Well, unless we do something about it before physical death comes along, our fate is sealed.
We die physically, dead in our sins.
That's the end of us.
It's described as a lake of fire, total darkness, hell.
So the bottom line is you say we remind them they're sinners, and we tell them, what are you going to do about the grave that's coming up?
Any hope beyond it?
Well, I heard a guy one time on the radio, and I thought this was pretty interesting.
He described human life, the span of your life, as a bridge between two worlds.
And at any point in your life, you can be on the good side of the bridge or the bad side of the bridge.
He was correct.
And at the end of your life, if you're in the middle or you're on the bad side, you're done.
If there is no God, Sean, we're going into a casket.
You are and I am and everybody else is.
And we are never coming back if there's no God.
My college professors said there's no God.
The ocean made us.
So the bottom line is you say, whew, so I'm godly for a reason because I have a great hope to be raised from the dead.
And what's required of me is to love you as my neighbor and to love God who created me.
So I'm going with it, and I hope maybe the documentary will change some minds about him.
You do scare me a little bit in this documentary.

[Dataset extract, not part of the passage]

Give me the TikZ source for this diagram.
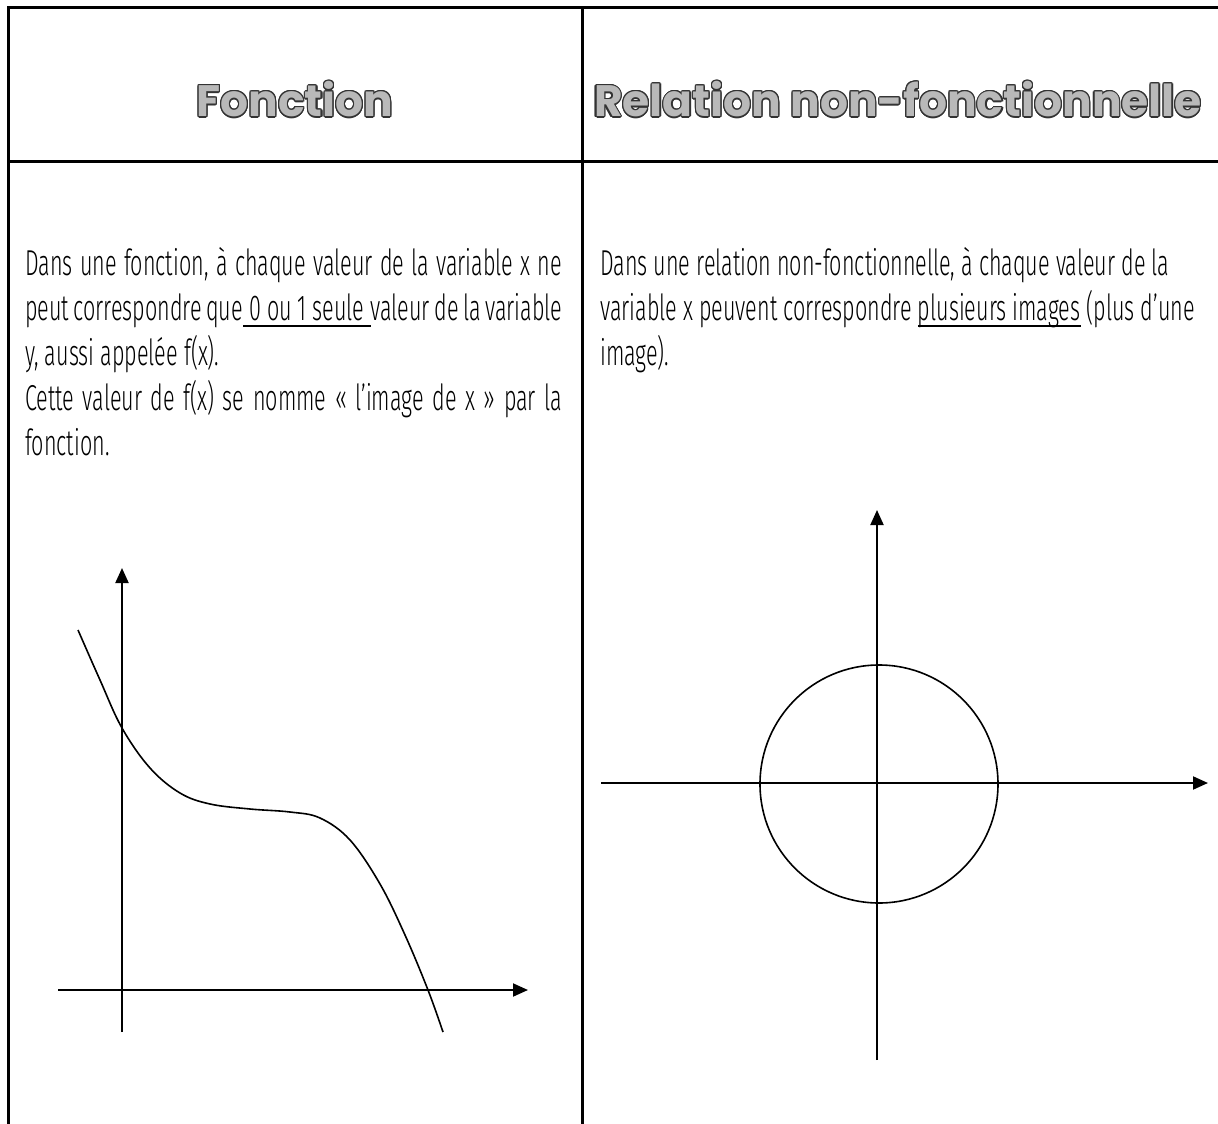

It's kind of fire and brimstone-y.
It's a brutal film, and I don't cry much.
I seldom weep, but I did.
I wept when I saw the premier.
By the way, two guys met me outside of the theater in Cons, France, and they asked me after that movie, they asked me, would I baptize them in the river down there?
And I said, I surely will.
I thought of you when they asked me that.

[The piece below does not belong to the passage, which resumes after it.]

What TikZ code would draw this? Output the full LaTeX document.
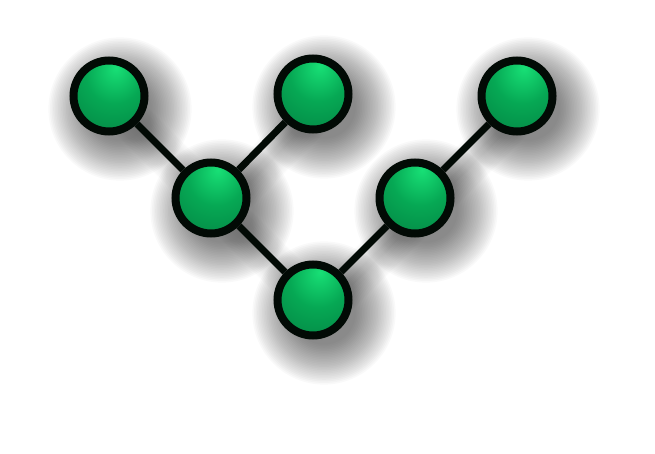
\documentclass[tikz,border=0pt]{standalone}
\usepackage{tikz}
\usetikzlibrary{backgrounds}

\definecolor{ballhi}{RGB}{24,224,118}
\definecolor{ballmid}{RGB}{6,168,84}
\definecolor{balldark}{RGB}{3,112,58}
\definecolor{ringcol}{RGB}{2,10,5}

\pgfdeclareradialshading{greenball}{\pgfpoint{5bp}{20bp}}{%
  color(0bp)=(ballhi); color(20bp)=(ballmid); color(56bp)=(balldark); color(75bp)=(balldark)}

\tikzset{
  ball/.style={circle, inner sep=0pt, minimum size=71pt, line width=8pt, draw=ringcol, shading=greenball},
  link/.style={line width=7pt, draw=ringcol},
}

\begin{document}
\begin{tikzpicture}[x=1pt, y=-1pt]
 	\useasboundingbox (0,0) rectangle (655,454);
 	%%%	Help Lines
% 	\draw [thin, help lines] (0,0) grid[step=50] (655,454);
 	%%%	Nodi
 	% fila alta
 	\node[ball] (topL) at (109,96) {};
 	\node[ball] (topM) at (313,94) {};
 	\node[ball] (topR) at (517,96) {};
 	% fila media
 	\node[ball] (midL) at (211,198) {};
 	\node[ball] (midR) at (415,198) {};
 	% radice
 	\node[ball] (root) at (313,300) {};
 	
 	%%%	Ombre e collegamenti
 	\begin{scope}[on background layer]
 	% Ombra sfumata dei nodi
 	\foreach \k in {1,...,26} {
 		\begin{scope}[transparency group, opacity=0.024, black]
 		\foreach \n in {topL, topM, topR, midL, midR, root}
 		\fill ([shift={(11,13)}]\n.center) circle ({30+1.6*\k});
 		\end{scope}
 	}
 	% Ombra sfumata dei collegamenti
 	\foreach \k in {1,...,16} {
 		\begin{scope}[transparency group, opacity=0.01, black]
 		\draw[line width={4+2.4*\k}] ([shift={(9,11)}]topL.center) -- ([shift={(9,11)}]midL.center) -- ([shift={(9,11)}]root.center) -- ([shift={(9,11)}]midR.center) -- ([shift={(9,11)}]topR.center);
 		\draw[line width={4+2.4*\k}] ([shift={(9,11)}]topM.center) -- ([shift={(9,11)}]midL.center);
 		\end{scope}
 	}
 	% Collegamenti
 	\draw[link] (topL) -- (midL);
 	\draw[link] (topM) -- (midL);
 	\draw[link] (midL) -- (root);
 	\draw[link] (root) -- (midR);
 	\draw[link] (midR) -- (topR);
 	\end{scope}
\end{tikzpicture}
\end{document}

Listen, just get me a swimming pool.
I'm not going in a swamp with alligators.
I mean, I'm going to die right there.
And if you don't finish the job, I'm going straight to hell.

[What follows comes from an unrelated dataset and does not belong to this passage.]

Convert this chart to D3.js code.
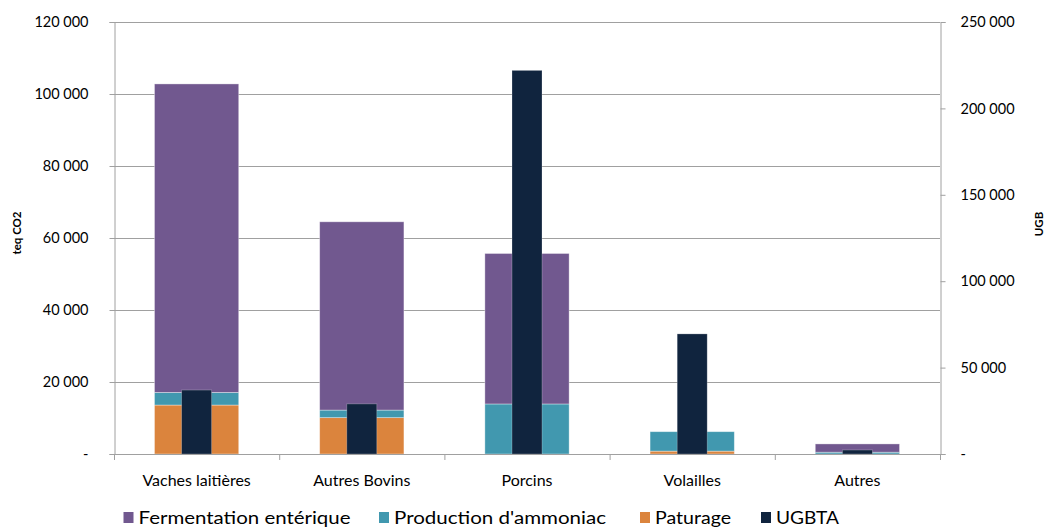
<!DOCTYPE html>
<html>
<head>
<meta charset="utf-8">
<script src="https://cdn.jsdelivr.net/npm/d3@7/dist/d3.min.js"></script>
<style>
  html, body { margin: 0; padding: 0; background: #fff; }
  svg { display: block; font-family: Lato, "Open Sans", sans-serif; }
</style>
</head>
<body>
<svg id="chart" width="1048" height="528"></svg>
<script>
// Livestock emissions (teq CO2, stacked) and herd size (UGB, secondary axis)
const categories = ["Vaches laitières", "Autres Bovins", "Porcins", "Volailles", "Autres"];
const fermentation = [85700, 52300, 41800, 0, 2300];
const ammoniac     = [3500, 2100, 13900, 5400, 500];
const paturage     = [13600, 10100, 0, 800, 0];
const ugbta        = [37000, 29000, 222000, 69500, 2300];

const leftTicks  = [0, 20000, 40000, 60000, 80000, 100000, 120000];
const rightTicks = [0, 50000, 100000, 150000, 200000, 250000];

const seriesNames  = ["Fermentation entérique", "Production d'ammoniac", "Paturage", "UGBTA"];
const seriesColors = ["#71588f", "#4198af", "#db843d", "#10243e"];

const svg = d3.select("#chart");
const plot = { left: 114, right: 940, top: 22, bottom: 454 };

const x = d3.scaleBand().domain(categories).range([plot.left, plot.right]).padding(0);
const yL = d3.scaleLinear().domain([0, 120000]).range([plot.bottom, plot.top]);
const yR = d3.scaleLinear().domain([0, 250000]).range([plot.bottom, plot.top]);

const fmt = v => v === 0 ? "-" : d3.format(",")(v).replace(/,/g, "\u202f");

// Gridlines
svg.append("g")
  .selectAll("line")
  .data(leftTicks)
  .join("line")
  .attr("x1", plot.left).attr("x2", plot.right)
  .attr("y1", d => yL(d) + 0.5).attr("y2", d => yL(d) + 0.5)
  .attr("stroke", "#a0a0a0").attr("stroke-width", 1);

// Stacked emissions bars
const rows = categories.map((c, i) => ({
  cat: c, Paturage: paturage[i], Ammoniac: ammoniac[i], Fermentation: fermentation[i]
}));
const keys = ["Paturage", "Ammoniac", "Fermentation"];
const keyColors = { Paturage: seriesColors[2], Ammoniac: seriesColors[1], Fermentation: seriesColors[0] };
const stack = d3.stack().keys(keys)(rows);

const stackW = x.bandwidth() * 0.51;
svg.append("g")
  .selectAll("g")
  .data(stack)
  .join("g")
  .attr("fill", d => keyColors[d.key])
  .selectAll("rect")
  .data(d => d.filter(p => p[1] - p[0] > 0))
  .join("rect")
  .attr("x", d => x(d.data.cat) + (x.bandwidth() - stackW) / 2)
  .attr("width", stackW)
  .attr("y", d => yL(d[1]))
  .attr("height", d => yL(d[0]) - yL(d[1]))
  .attr("stroke", "rgba(255,255,255,0.45)")
  .attr("stroke-width", 0.8);

// UGBTA bars on the secondary axis
const ugW = 30;
svg.append("g")
  .selectAll("rect")
  .data(categories.map((c, i) => ({ cat: c, v: ugbta[i] })))
  .join("rect")
  .attr("x", d => x(d.cat) + (x.bandwidth() - ugW) / 2)
  .attr("width", ugW)
  .attr("y", d => yR(d.v))
  .attr("height", d => yR(0) - yR(d.v))
  .attr("fill", seriesColors[3])
  .attr("stroke", "rgba(255,255,255,0.3)")
  .attr("stroke-width", 0.8);

// Axes
const axisColor = "#a0a0a0";
const leftAxis = svg.append("g")
  .attr("transform", `translate(${plot.left + 0.5},0)`)
  .call(d3.axisLeft(yL).tickValues(leftTicks).tickFormat(fmt).tickSize(5).tickPadding(21));
const rightAxis = svg.append("g")
  .attr("transform", `translate(${plot.right + 0.5},0)`)
  .call(d3.axisRight(yR).tickValues(rightTicks).tickFormat(fmt).tickSize(5).tickPadding(15));
const bottomAxis = svg.append("g")
  .attr("transform", `translate(0,${plot.bottom + 0.5})`)
  .call(d3.axisBottom(x).tickSize(0).tickPadding(20));

[leftAxis, rightAxis, bottomAxis].forEach(a => {
  a.select(".domain").attr("stroke", axisColor);
  a.selectAll(".tick line").attr("stroke", axisColor);
  a.selectAll("text").attr("fill", "#000").style("font-size", "14.5px").attr("font-family", "Lato, sans-serif");
});
bottomAxis.selectAll("text").style("font-size", "16px");
bottomAxis.select(".domain").attr("d", `M${plot.left},0H${plot.right}`);

// Category separators on the x axis
svg.append("g")
  .selectAll("line")
  .data(d3.range(categories.length + 1))
  .join("line")
  .attr("x1", i => plot.left + i * x.bandwidth() + 0.5)
  .attr("x2", i => plot.left + i * x.bandwidth() + 0.5)
  .attr("y1", plot.bottom).attr("y2", plot.bottom + 6)
  .attr("stroke", axisColor);

// Axis titles
svg.append("text")
  .attr("transform", `translate(21,233) rotate(-90)`)
  .attr("text-anchor", "middle")
  .style("font-size", "11.5px").style("font-weight", "bold")
  .text("teq CO2");
svg.append("text")
  .attr("transform", `translate(1043,224) rotate(-90)`)
  .attr("text-anchor", "middle")
  .style("font-size", "11.5px").style("font-weight", "bold")
  .text("UGB");

// Legend
const legendX = [123.5, 379, 640, 761];
const legendTextW = [212, 212, 76, 63];
const legend = svg.append("g");
seriesNames.forEach((name, i) => {
  legend.append("rect")
    .attr("x", legendX[i]).attr("y", 512)
    .attr("width", 10).attr("height", 11)
    .attr("fill", seriesColors[i]);
  legend.append("text")
    .attr("x", legendX[i] + 15).attr("y", 524)
    .style("font-size", "18px")
    .attr("textLength", legendTextW[i])
    .attr("lengthAdjust", "spacingAndGlyphs")
    .text(name);
});
</script>
</body>
</html>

Al told me a while ago in there, he said, tell Sean, we have a heated swimming pool, and it's waiting on him.
You know, I was raised a Catholic, and Catholics baptize at birth.
And I guess I think the difference is that you want people to make a conscious choice.
But I do believe in what I told you.
I believe that there's a God that created the heavens and the earth.
And I don't think we have the intellectual and mental capacity to understand God.
It's just too big for us.
You weren't a sinner as a child because...
Yes, I was.
I was incorrigible.
You didn't know what the law said until you got old enough to break it.
Once you hit about 13 or 14, you understood full well what it said, but then you broke it.
That's why you wait until you are of age.
You know what God says.
When you're an infant, I don't know how much immorality lying and stealing you can do.
You understand what I'm saying?
Not as an infant, but as a young teenager, I was, to use the words of my mother, incorrigible.
Yeah, by a teenager, you were of age.
So there you go.
That's why I said we better go down there and repeat this this time.
But we'll work it out.
How can people see the movie?
Is it in movie theaters now or what?
It'll be out about July.
Okay.
Well, send me a DVD.
Can I get a DVD?
I'll put you on home.
I'll give you my address.
We'll send you a DVD.
All right, hang on the line there.
Phil Robertson.
It's called Torchbearer, and it's a new documentary.